→ **Set problem**: Print word for word the first line of the listing below and every line after it, through the line with "[8.1, 17000], [9.07, 28800], [11.38, 1200000]];". Leave out the pictures and the rest.

→ **Available data**:
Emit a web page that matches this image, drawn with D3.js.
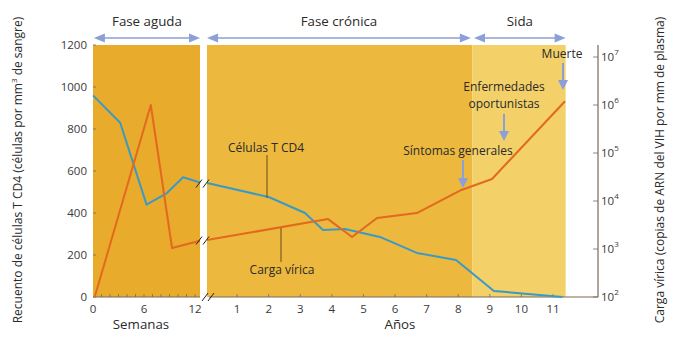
<!DOCTYPE html>
<html>
<head>
<meta charset="utf-8">
<script src="https://cdn.jsdelivr.net/npm/d3@7.9.0/dist/d3.min.js"></script>
<style>
  body { margin: 0; background: #fff; }
  svg { display: block; font-family: "Open Sans", sans-serif; }
  .lbl { font-size: 12px; fill: #2a2a2a; }
  .ttl { font-size: 13.3px; fill: #2a2a2a; }
  .tick { font-size: 11.5px; fill: #3a3a3a; }
</style>
</head>
<body>
<svg id="chart" width="680" height="343"></svg>
<script>
// CD4 count (cells/mm3) during acute phase, x in weeks
const cd4Weeks = [[0, 960], [3.2, 830], [6.3, 440], [8.7, 495], [10.6, 570], [12.6, 545]];
// CD4 count during chronic phase + AIDS, x in years
const cd4Years = [[0.05, 543], [2, 476], [3.15, 400], [3.72, 319], [4.41, 324], [5.52, 286],
                  [6.69, 210], [7.93, 176], [9.13, 29], [11.3, 0]];
// viral load (copies/ml), weeks
const vlWeeks = [[0.2, 100], [6.8, 1000000], [9.3, 1050], [12.6, 1480]];
// viral load, years
const vlYears = [[0.05, 1540], [3.88, 4200], [4.64, 1780], [5.43, 4440], [6.69, 5620],
                 [8.1, 17000], [9.07, 28800], [11.38, 1200000]];

const leftTicks = [0, 200, 400, 600, 800, 1000, 1200];
const weekTicks = [0, 6, 12];
const yearTicks = [1, 2, 3, 4, 5, 6, 7, 8, 9, 10, 11];
const logTicks = [2, 3, 4, 5, 6, 7];

const phases = [
  { name: "Fase aguda", from: "w", a: 0.1, b: 12.6 },
  { name: "Fase crónica", from: "y", a: 0.05, b: 8.4 },
  { name: "Sida", from: "y", a: 8.5, b: 11.4 }
];

const svg = d3.select("#chart");

const xW = d3.scaleLinear().domain([0, 12]).range([93, 195]);
const xY = d3.scaleLinear().domain([0, 11]).range([205.5, 553]);
const yL = d3.scaleLinear().domain([0, 1200]).range([297, 45]);
const yR = d3.scaleLog().domain([100, 1e7]).range([297, 57]);

const blue = "#3b9ac4";
const orange = "#e2691d";
const arrowCol = "#8b9fd8";

// backgrounds
svg.append("rect").attr("x", xW(0)).attr("y", yL(1200))
  .attr("width", 200 - xW(0)).attr("height", yL(0) - yL(1200)).attr("fill", "#e8ab2c");
svg.append("rect").attr("x", 207).attr("y", yL(1200))
  .attr("width", xY(8.45) - 207).attr("height", yL(0) - yL(1200)).attr("fill", "#ecb83e");
svg.append("rect").attr("x", xY(8.45)).attr("y", yL(1200))
  .attr("width", xY(11.4) - xY(8.45)).attr("height", yL(0) - yL(1200)).attr("fill", "#f3d068");

// x axis line
const axisCol = "#7a6a5a";
svg.append("line").attr("x1", xW(0)).attr("x2", 200).attr("y1", 297).attr("y2", 297)
  .attr("stroke", axisCol).attr("stroke-width", 1.2);
svg.append("line").attr("x1", 209).attr("x2", 598).attr("y1", 297).attr("y2", 297)
  .attr("stroke", axisCol).attr("stroke-width", 1.2);

// minor ticks on week axis
svg.selectAll(".wt").data(d3.range(1, 13)).join("line")
  .attr("x1", d => xW(d)).attr("x2", d => xW(d))
  .attr("y1", 297).attr("y2", 294).attr("stroke", axisCol).attr("stroke-width", 0.8);
svg.selectAll(".yt").data(yearTicks).join("line")
  .attr("x1", d => xY(d)).attr("x2", d => xY(d))
  .attr("y1", 297).attr("y2", 294).attr("stroke", axisCol).attr("stroke-width", 0.8);
// left ticks
svg.selectAll(".lt").data(leftTicks).join("line")
  .attr("x1", 93).attr("x2", 96).attr("y1", d => yL(d)).attr("y2", d => yL(d))
  .attr("stroke", axisCol).attr("stroke-width", 0.8);

svg.selectAll(".ltl").data(leftTicks).join("text").attr("class", "tick")
  .attr("x", 87).attr("y", d => yL(d) + 4).attr("text-anchor", "end").text(d => d);
svg.selectAll(".wtl").data(weekTicks).join("text").attr("class", "tick")
  .attr("x", d => xW(d)).attr("y", 313).attr("text-anchor", "middle").text(d => d);
svg.selectAll(".ytl").data(yearTicks).join("text").attr("class", "tick")
  .attr("x", d => xY(d)).attr("y", 313).attr("text-anchor", "middle").text(d => d);

// right log axis
svg.append("line").attr("x1", 598).attr("x2", 598).attr("y1", 45).attr("y2", 297)
  .attr("stroke", axisCol).attr("stroke-width", 1.2);
const rt = svg.selectAll(".rt").data(logTicks).join("g")
  .attr("transform", d => `translate(598,${yR(Math.pow(10, d))})`);
rt.append("line").attr("x1", -5).attr("x2", 0).attr("stroke", axisCol).attr("stroke-width", 0.8);
const rtxt = rt.append("text").attr("class", "tick").attr("x", 3).attr("y", 4);
rtxt.append("tspan").text("10");
rtxt.append("tspan").attr("dy", -6).style("font-size", "8px").text(d => d);

// lines
const lineW = d3.line().x(d => xW(d[0])).y(d => yL(d[1]));
const lineY = d3.line().x(d => xY(d[0])).y(d => yL(d[1]));
const lineWv = d3.line().x(d => xW(d[0])).y(d => yR(d[1]));
const lineYv = d3.line().x(d => xY(d[0])).y(d => yR(d[1]));

[[lineW, cd4Weeks, blue], [lineY, cd4Years, blue], [lineWv, vlWeeks, orange], [lineYv, vlYears, orange]]
  .forEach(([gen, data, col]) => {
    svg.append("path").datum(data).attr("d", gen).attr("fill", "none")
      .attr("stroke", col).attr("stroke-width", 2).attr("stroke-linejoin", "round");
  });

// white gap between panels
svg.append("rect").attr("x", 200.5).attr("y", 40).attr("width", 6).attr("height", 260).attr("fill", "#fff");

// break marks
function breakMark(y) {
  [199, 206].forEach(x => {
    svg.append("line").attr("x1", x - 3).attr("x2", x + 3).attr("y1", y + 4).attr("y2", y - 4)
      .attr("stroke", "#222").attr("stroke-width", 1);
  });
}
breakMark(yL(545) + 1);
breakMark(yR(1500));
[205, 211].forEach(x => {
  svg.append("line").attr("x1", x - 3).attr("x2", x + 3).attr("y1", 301).attr("y2", 293)
    .attr("stroke", "#222").attr("stroke-width", 1);
});

// phase arrows
const arrowY = 38;
phases.forEach(p => {
  const sc = p.from === "w" ? xW : xY;
  const x1 = sc(p.a), x2 = p.from === "w" ? 200 : sc(p.b);
  svg.append("line").attr("x1", x1 + 6).attr("x2", x2 - 6).attr("y1", arrowY).attr("y2", arrowY)
    .attr("stroke", arrowCol).attr("stroke-width", 1.3);
  svg.append("path").attr("d", `M${x1},${arrowY}l11,-4.5v9z`).attr("fill", arrowCol);
  svg.append("path").attr("d", `M${x2},${arrowY}l-11,-4.5v9z`).attr("fill", arrowCol);
  svg.append("text").attr("class", "ttl").attr("x", (x1 + x2) / 2).attr("y", 26)
    .attr("text-anchor", "middle").text(p.name);
});

// annotations
function downArrow(x, y1, y2) {
  svg.append("line").attr("x1", x).attr("x2", x).attr("y1", y1).attr("y2", y2 - 8)
    .attr("stroke", arrowCol).attr("stroke-width", 2);
  svg.append("path").attr("d", `M${x},${y2}l-5,-10h10z`).attr("fill", arrowCol);
}
svg.append("text").attr("class", "lbl").attr("x", 266).attr("y", 152).attr("text-anchor", "middle").text("Células T CD4");
svg.append("line").attr("x1", 267).attr("x2", 267).attr("y1", 155).attr("y2", yL(476) + 1)
  .attr("stroke", "#6b4a1a").attr("stroke-width", 1);
svg.append("text").attr("class", "lbl").attr("x", 282).attr("y", 274).attr("text-anchor", "middle").text("Carga vírica");
svg.append("line").attr("x1", 281).attr("x2", 281).attr("y1", 262).attr("y2", 228)
  .attr("stroke", "#6b4a1a").attr("stroke-width", 1);

svg.append("text").attr("class", "lbl").attr("x", 458).attr("y", 155).attr("text-anchor", "middle").text("Síntomas generales");
downArrow(463, 160, 188);
svg.append("text").attr("class", "lbl").attr("x", 504).attr("y", 91).attr("text-anchor", "middle").text("Enfermedades");
svg.append("text").attr("class", "lbl").attr("x", 504).attr("y", 108).attr("text-anchor", "middle").text("oportunistas");
downArrow(504, 114, 141);
svg.append("text").attr("class", "lbl").attr("x", 562).attr("y", 58).attr("text-anchor", "middle").text("Muerte");
downArrow(563, 63, 90);

// axis titles
svg.append("text").attr("class", "ttl").attr("x", 141).attr("y", 329).attr("text-anchor", "middle").text("Semanas");
svg.append("text").attr("class", "ttl").attr("x", 400).attr("y", 329).attr("text-anchor", "middle").text("Años");

const lt = svg.append("text").attr("class", "lbl").attr("text-anchor", "middle")
  .attr("transform", "translate(22,170) rotate(-90)");
lt.append("tspan").text("Recuento de células T CD4 (células por mm");
lt.append("tspan").attr("dy", -5).style("font-size", "8px").text("3");
lt.append("tspan").attr("dy", 5).text(" de sangre)");

svg.append("text").attr("class", "lbl").attr("text-anchor", "middle")
  .attr("transform", "translate(664,170) rotate(-90)")
  .text("Carga vírica (copias de ARN del VIH por mm de plasma)");
</script>
</body>
</html>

→ **Solution to this exercise**:
Emit a web page that matches this image, drawn with D3.js.
<!DOCTYPE html>
<html>
<head>
<meta charset="utf-8">
<script src="https://cdn.jsdelivr.net/npm/d3@7.9.0/dist/d3.min.js"></script>
<style>
  body { margin: 0; background: #fff; }
  svg { display: block; font-family: "Open Sans", sans-serif; }
  .lbl { font-size: 12px; fill: #2a2a2a; }
  .ttl { font-size: 13.3px; fill: #2a2a2a; }
  .tick { font-size: 11.5px; fill: #3a3a3a; }
</style>
</head>
<body>
<svg id="chart" width="680" height="343"></svg>
<script>
// CD4 count (cells/mm3) during acute phase, x in weeks
const cd4Weeks = [[0, 960], [3.2, 830], [6.3, 440], [8.7, 495], [10.6, 570], [12.6, 545]];
// CD4 count during chronic phase + AIDS, x in years
const cd4Years = [[0.05, 543], [2, 476], [3.15, 400], [3.72, 319], [4.41, 324], [5.52, 286],
                  [6.69, 210], [7.93, 176], [9.13, 29], [11.3, 0]];
// viral load (copies/ml), weeks
const vlWeeks = [[0.2, 100], [6.8, 1000000], [9.3, 1050], [12.6, 1480]];
// viral load, years
const vlYears = [[0.05, 1540], [3.88, 4200], [4.64, 1780], [5.43, 4440], [6.69, 5620],
                 [8.1, 17000], [9.07, 28800], [11.38, 1200000]];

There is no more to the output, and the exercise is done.